A Justiça Federal homologou na última quinta-feira (25) acordo que busca pôr fim a conflitos que se estenderam por décadas entre o Exército e a comunidade autodeclarada quilombola do Forte Príncipe da Beira, no município de Costa Marques, em Rondônia, na fronteira com a Bolívia.
O objetivo da medida, considerada histórica pelos envolvidos, é que a convivência entre os militares e as famílias possa se basear em um plano de uso da área que permite o equilíbrio entre os interesses de todos, possibilitando o pleno desenvolvimento das atividades militares e do modo de vida tradicional da comunidade.
O acordo estabelece regras claras sobre a caça, a pesca, o uso de áreas de plantio e cultivo de roças e de criação de animais, o extrativismo vegetal, as manifestações culturais coletivas, as atividades de turismo e a utilização de portos.
Também foram definidas diretrizes sobre as autorizações para construção, ampliação ou reforma de moradias, a aplicação e o investimento de recursos públicos na área urbana do distrito, o direito de transitar em área militar, e o estacionamento e guarda de veículos.
Foi estabelecido, ainda, um protocolo para a resolução de eventuais conflitos que vierem a ocorrer. O Ministério Público Federal (MPF) vai participar da comissão prevista nesse protocolo.
O acordo foi assinado por representantes do MPF, associação quilombola, Exército, Instituto Nacional de Colonização e Reforma Agrária (Incra), do Ministério da Agricultura, Pecuária e Abastecimento, e Secretaria Nacional de Políticas de Promoção da Igualdade Racial (SNPPIR), do Ministério da Mulher, da Família e dos Direitos Humanos.
Na audiência em que o documento foi homologado pelo juiz federal Marcelo Elias Vieira, da Justiça Federal em Ji-Paraná (RO), a SNPPIR se comprometeu a promover capacitação para os quilombolas e os militares sobre os termos do acordo. A capacitação deve ser realizada dentro de 60 dias. A secretaria estuda a possibilidade de também promover um curso sobre mediação de conflitos.

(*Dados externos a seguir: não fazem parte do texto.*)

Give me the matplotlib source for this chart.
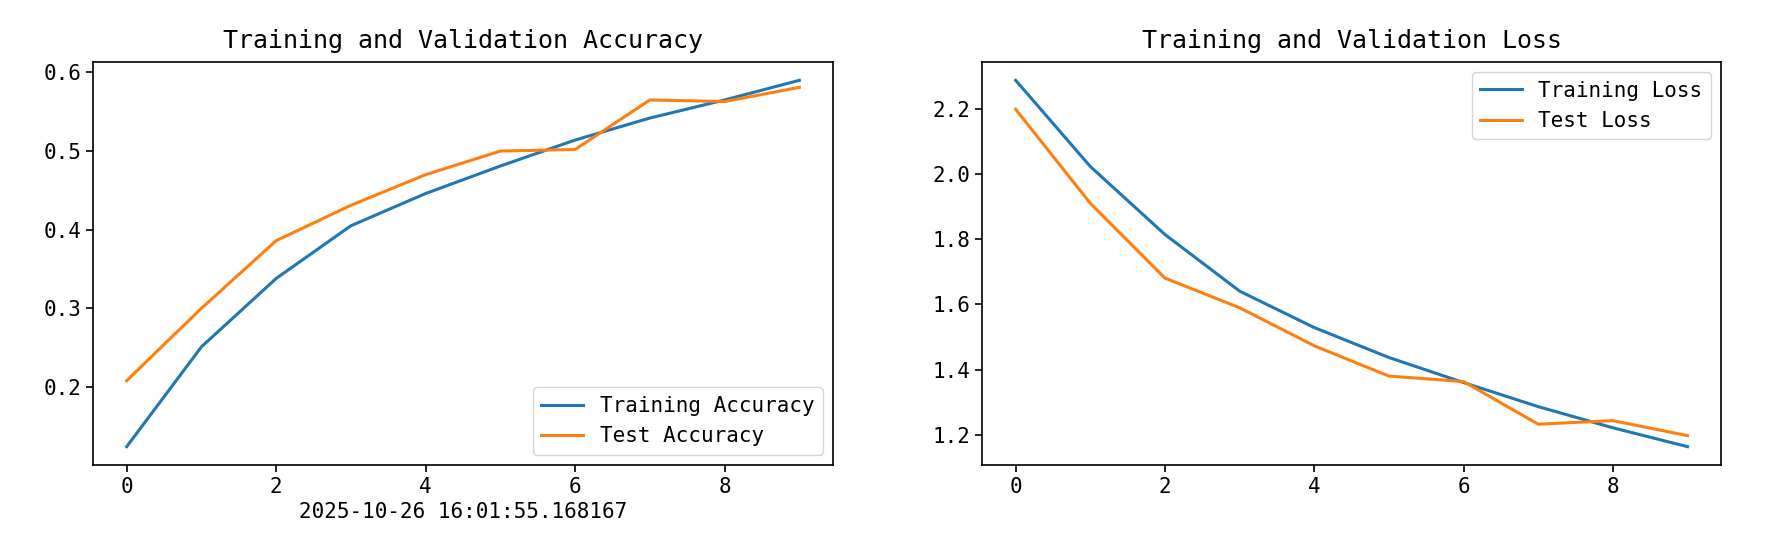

Ação do MPF – A homologação do acordo encerra um processo judicial aberto em 2014 a partir de ação ajuizada pelo MPF. A ação cobrava da União e do Incra a realização de estudos sobre a demanda de regularização fundiária da área como quilombola, e de medidas para a interrupção dos conflitos entre o Exército e a comunidade tradicional.
No processo, a União concordou em autorizar o Incra a ter acesso à área para que possam ser realizados os estudos para a composição do Relatório Técnico de Identificação e Demarcação (RTID). O trabalho está em andamento.
O acordo serve para conciliar os interesses do Estado Brasileiro à necessidade de garantia da sustentabilidade das famílias também no caso do reconhecimento oficial dos moradores como quilombolas. O estabelecimento dessa conciliação, quando envolvidas famílias quilombolas, é obrigatório por lei.
“Alegria de ver um filho nascer” – Embargado pela emoção, durante a reunião de assinatura do acordo o presidente da Associação Quilombola de Forte Príncipe da Beira, Elvis Cayaduro Pessoa, foi às lágrimas e não conseguiu encontrar palavras para descrever a emoção que estava sentindo. Depois que conseguiu se recompor, definiu o momento como tão alegre quanto o do nascimento de um filho.
“Celebramos uma conquista”, comemora “A persistência nos uniu e chegamos até aqui”, frisa o presidente da associação, agradecendo o empenho de todos os integrantes das instituições que contribuíram para a realização do acordo.
Outro integrante da associação quilombola, Amaury Antônio Ribeiro de Arruda, vice-prefeito de Costa Marques, festejou a assinatura do acordo como um grande passo para a efetivação definitiva da meta das famílias tradicionais de que a área seja demarcada como quilombola. Para Arruda, a atuação do MPF tirou a comunidade da invisibilidade e fez com que todo o esforço dos quilombolas “fosse reconhecido de forma grandiosa”.
Segundo o tenente Marlon Barros da Silva, a assinatura do termo de acordo judicial deixa claro que o Exército Brasileiro está empenhado em cumprir um dos objetivos estratégicos da instituição, que é o de ser o “braço forte e a mão amiga” do país.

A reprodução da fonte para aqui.